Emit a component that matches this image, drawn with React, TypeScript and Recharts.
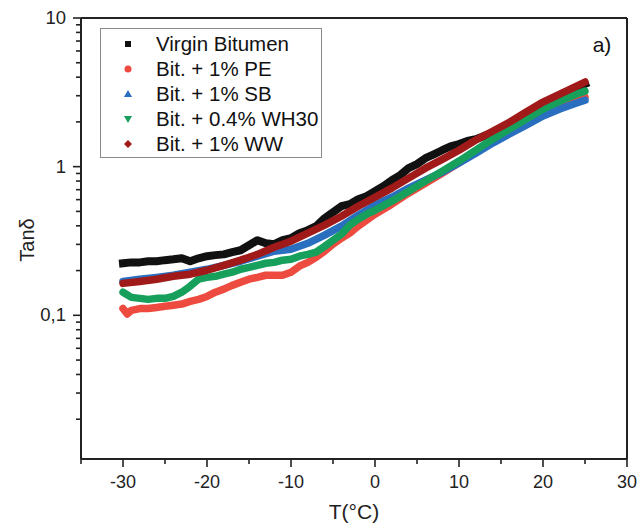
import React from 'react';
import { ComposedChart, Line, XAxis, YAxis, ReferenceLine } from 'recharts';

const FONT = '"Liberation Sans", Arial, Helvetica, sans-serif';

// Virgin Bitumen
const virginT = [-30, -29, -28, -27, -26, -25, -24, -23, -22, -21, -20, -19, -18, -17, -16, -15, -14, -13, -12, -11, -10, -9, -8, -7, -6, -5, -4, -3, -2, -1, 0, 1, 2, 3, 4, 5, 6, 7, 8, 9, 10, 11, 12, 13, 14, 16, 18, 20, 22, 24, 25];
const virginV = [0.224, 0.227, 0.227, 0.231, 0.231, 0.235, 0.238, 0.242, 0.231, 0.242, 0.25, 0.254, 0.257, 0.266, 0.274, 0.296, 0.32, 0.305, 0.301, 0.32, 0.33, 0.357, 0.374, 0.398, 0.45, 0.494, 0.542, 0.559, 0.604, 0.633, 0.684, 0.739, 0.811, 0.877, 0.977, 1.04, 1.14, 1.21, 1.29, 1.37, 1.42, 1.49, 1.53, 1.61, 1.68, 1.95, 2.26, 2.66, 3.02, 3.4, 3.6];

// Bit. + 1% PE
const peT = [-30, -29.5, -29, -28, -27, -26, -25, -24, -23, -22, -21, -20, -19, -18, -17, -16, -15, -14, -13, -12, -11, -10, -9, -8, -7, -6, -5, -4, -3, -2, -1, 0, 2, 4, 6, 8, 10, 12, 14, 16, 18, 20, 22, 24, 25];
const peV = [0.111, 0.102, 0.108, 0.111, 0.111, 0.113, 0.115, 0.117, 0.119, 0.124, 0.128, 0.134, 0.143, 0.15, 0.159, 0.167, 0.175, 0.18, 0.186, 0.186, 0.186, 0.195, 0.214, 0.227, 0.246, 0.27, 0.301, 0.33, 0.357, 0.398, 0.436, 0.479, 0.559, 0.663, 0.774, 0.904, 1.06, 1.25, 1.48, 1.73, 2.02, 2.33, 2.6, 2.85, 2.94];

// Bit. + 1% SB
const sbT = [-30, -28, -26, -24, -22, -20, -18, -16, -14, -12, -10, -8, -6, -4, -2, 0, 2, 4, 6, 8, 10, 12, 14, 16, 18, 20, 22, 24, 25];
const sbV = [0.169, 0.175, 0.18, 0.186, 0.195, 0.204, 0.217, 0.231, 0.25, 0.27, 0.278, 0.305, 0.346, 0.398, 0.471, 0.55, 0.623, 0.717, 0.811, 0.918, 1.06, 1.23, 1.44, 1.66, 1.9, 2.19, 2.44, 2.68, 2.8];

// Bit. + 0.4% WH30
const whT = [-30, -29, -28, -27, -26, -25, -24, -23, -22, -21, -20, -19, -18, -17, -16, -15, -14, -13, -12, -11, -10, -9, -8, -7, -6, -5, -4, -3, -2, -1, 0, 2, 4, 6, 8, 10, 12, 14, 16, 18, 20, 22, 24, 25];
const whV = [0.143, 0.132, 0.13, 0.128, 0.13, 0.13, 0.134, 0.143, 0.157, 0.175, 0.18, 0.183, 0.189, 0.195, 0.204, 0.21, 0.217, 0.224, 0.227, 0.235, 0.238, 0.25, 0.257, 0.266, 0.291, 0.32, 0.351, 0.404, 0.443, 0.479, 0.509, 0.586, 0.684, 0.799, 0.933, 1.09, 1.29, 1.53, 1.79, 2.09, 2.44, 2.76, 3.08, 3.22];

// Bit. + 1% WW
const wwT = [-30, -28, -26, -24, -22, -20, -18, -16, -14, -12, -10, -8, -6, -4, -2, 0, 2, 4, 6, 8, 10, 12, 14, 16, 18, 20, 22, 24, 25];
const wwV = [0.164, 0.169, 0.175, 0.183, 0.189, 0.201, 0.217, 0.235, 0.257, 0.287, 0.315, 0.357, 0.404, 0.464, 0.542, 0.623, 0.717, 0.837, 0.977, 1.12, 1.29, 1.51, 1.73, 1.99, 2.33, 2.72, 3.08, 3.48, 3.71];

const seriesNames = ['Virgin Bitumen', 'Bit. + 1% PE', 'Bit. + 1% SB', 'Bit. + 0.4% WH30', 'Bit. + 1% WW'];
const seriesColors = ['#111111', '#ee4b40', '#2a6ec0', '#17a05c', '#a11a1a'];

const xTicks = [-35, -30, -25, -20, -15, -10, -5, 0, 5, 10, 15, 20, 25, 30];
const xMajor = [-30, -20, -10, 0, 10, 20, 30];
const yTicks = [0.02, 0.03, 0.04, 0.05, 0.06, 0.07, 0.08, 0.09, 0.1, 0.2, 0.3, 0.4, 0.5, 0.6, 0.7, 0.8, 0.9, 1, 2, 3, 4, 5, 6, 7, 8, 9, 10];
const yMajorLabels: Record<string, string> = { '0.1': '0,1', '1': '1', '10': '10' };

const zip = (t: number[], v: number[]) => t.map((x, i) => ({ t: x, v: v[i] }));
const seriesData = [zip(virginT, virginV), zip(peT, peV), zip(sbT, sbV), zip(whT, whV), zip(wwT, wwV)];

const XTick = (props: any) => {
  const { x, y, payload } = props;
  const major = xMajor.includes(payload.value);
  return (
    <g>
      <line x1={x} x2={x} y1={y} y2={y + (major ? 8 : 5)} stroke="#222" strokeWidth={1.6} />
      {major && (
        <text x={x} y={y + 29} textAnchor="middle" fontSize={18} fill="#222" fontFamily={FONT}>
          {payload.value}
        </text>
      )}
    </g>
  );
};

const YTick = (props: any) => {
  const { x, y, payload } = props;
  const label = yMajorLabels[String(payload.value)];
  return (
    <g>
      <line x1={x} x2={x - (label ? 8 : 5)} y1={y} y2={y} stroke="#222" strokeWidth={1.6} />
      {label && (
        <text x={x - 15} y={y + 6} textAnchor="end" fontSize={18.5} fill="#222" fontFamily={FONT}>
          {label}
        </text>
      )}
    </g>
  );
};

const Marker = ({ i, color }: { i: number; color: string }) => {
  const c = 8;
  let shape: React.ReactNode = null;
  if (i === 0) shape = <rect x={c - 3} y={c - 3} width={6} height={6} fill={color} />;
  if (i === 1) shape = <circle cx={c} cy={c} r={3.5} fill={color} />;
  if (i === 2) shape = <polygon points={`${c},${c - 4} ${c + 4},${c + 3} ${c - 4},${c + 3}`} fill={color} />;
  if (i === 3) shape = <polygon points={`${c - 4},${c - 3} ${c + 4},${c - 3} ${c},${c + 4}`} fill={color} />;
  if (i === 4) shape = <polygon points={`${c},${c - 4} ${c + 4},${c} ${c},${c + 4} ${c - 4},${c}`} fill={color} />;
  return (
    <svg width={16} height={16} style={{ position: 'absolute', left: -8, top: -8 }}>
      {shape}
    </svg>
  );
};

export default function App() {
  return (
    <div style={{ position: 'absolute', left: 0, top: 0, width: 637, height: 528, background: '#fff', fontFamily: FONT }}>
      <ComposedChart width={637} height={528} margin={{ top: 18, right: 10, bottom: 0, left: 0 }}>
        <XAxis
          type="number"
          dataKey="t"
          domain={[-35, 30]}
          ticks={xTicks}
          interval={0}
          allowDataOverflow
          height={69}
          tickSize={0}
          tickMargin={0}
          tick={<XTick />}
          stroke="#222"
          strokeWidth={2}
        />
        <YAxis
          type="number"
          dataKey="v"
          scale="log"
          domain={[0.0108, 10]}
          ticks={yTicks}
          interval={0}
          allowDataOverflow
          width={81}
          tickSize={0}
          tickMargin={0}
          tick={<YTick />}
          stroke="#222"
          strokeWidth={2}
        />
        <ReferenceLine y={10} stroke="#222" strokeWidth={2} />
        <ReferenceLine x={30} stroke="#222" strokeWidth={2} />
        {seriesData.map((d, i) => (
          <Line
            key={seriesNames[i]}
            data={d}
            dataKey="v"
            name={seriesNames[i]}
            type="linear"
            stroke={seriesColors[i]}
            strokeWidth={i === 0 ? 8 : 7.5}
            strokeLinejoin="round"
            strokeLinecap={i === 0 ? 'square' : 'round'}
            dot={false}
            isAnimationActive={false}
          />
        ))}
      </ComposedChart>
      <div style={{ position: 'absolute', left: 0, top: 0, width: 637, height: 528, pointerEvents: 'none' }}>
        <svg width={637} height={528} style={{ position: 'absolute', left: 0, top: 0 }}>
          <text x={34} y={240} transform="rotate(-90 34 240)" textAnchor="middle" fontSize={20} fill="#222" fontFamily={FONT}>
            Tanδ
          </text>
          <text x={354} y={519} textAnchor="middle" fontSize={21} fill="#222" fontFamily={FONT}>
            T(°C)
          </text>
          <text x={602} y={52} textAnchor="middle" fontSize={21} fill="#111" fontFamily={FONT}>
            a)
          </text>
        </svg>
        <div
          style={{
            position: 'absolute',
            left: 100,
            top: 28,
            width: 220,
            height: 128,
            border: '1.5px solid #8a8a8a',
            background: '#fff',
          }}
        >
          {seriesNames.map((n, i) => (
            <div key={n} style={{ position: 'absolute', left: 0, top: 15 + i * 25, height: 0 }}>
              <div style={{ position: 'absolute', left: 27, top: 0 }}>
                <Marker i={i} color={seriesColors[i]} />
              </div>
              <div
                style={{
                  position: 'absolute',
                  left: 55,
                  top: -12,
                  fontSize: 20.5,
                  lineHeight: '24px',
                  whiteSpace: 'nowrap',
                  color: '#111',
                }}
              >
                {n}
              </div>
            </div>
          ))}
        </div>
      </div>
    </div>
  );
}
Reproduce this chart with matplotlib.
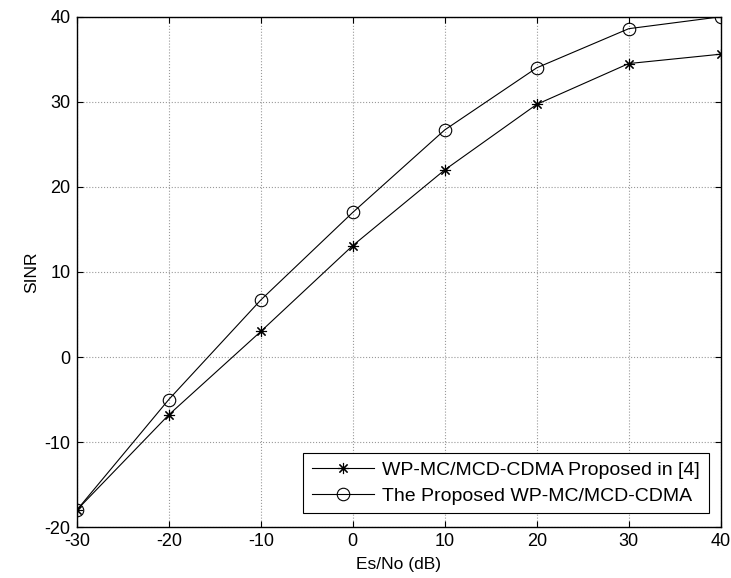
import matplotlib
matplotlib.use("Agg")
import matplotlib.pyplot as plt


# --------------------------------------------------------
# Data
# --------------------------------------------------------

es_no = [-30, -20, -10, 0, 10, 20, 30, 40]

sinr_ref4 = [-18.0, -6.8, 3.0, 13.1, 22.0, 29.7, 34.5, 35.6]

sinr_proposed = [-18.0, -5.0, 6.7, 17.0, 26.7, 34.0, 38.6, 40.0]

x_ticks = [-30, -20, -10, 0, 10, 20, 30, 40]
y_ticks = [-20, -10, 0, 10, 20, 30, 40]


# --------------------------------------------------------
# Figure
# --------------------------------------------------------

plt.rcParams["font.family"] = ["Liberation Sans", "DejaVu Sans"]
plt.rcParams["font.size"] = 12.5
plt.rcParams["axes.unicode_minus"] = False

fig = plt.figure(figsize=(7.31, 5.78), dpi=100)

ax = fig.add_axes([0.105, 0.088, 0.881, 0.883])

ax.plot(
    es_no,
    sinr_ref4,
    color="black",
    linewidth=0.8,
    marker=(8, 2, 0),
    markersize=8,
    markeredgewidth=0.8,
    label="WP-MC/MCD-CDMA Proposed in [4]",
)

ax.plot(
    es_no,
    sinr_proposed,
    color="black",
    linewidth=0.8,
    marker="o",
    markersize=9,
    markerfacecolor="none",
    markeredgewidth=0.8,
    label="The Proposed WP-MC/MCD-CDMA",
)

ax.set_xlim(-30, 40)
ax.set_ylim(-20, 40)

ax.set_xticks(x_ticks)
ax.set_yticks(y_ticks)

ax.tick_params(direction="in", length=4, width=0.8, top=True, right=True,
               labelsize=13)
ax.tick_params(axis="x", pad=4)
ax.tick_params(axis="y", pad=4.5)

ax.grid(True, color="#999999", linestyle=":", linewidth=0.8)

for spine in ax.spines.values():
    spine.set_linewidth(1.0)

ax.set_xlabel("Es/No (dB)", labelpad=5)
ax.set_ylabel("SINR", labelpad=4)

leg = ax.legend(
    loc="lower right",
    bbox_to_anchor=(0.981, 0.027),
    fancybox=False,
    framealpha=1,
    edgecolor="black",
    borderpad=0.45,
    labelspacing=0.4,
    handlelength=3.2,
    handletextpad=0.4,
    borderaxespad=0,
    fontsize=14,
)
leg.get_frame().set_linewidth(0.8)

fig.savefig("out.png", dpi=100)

==

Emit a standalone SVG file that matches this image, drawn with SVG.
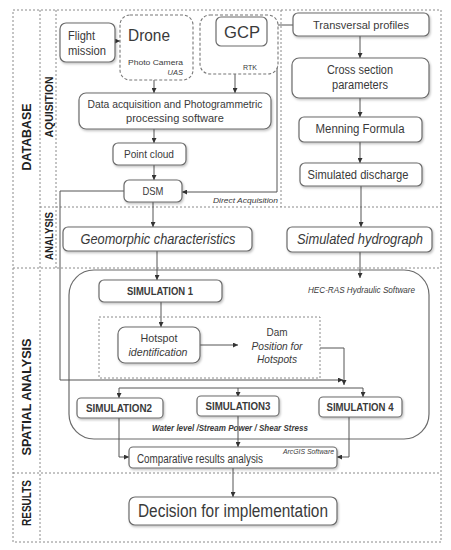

**Exercise task**
Both the line with "Reproduce this chart with matplotlib." and the line with "fig = plt.figure(figsize=(7.31, 5.78), dpi=100)" are included: reproduce them and every line between, exactly, with pictures omitted.

**Solution below**
Reproduce this chart with matplotlib.
import matplotlib
matplotlib.use("Agg")
import matplotlib.pyplot as plt


# --------------------------------------------------------
# Data
# --------------------------------------------------------

es_no = [-30, -20, -10, 0, 10, 20, 30, 40]

sinr_ref4 = [-18.0, -6.8, 3.0, 13.1, 22.0, 29.7, 34.5, 35.6]

sinr_proposed = [-18.0, -5.0, 6.7, 17.0, 26.7, 34.0, 38.6, 40.0]

x_ticks = [-30, -20, -10, 0, 10, 20, 30, 40]
y_ticks = [-20, -10, 0, 10, 20, 30, 40]


# --------------------------------------------------------
# Figure
# --------------------------------------------------------

plt.rcParams["font.family"] = ["Liberation Sans", "DejaVu Sans"]
plt.rcParams["font.size"] = 12.5
plt.rcParams["axes.unicode_minus"] = False

fig = plt.figure(figsize=(7.31, 5.78), dpi=100)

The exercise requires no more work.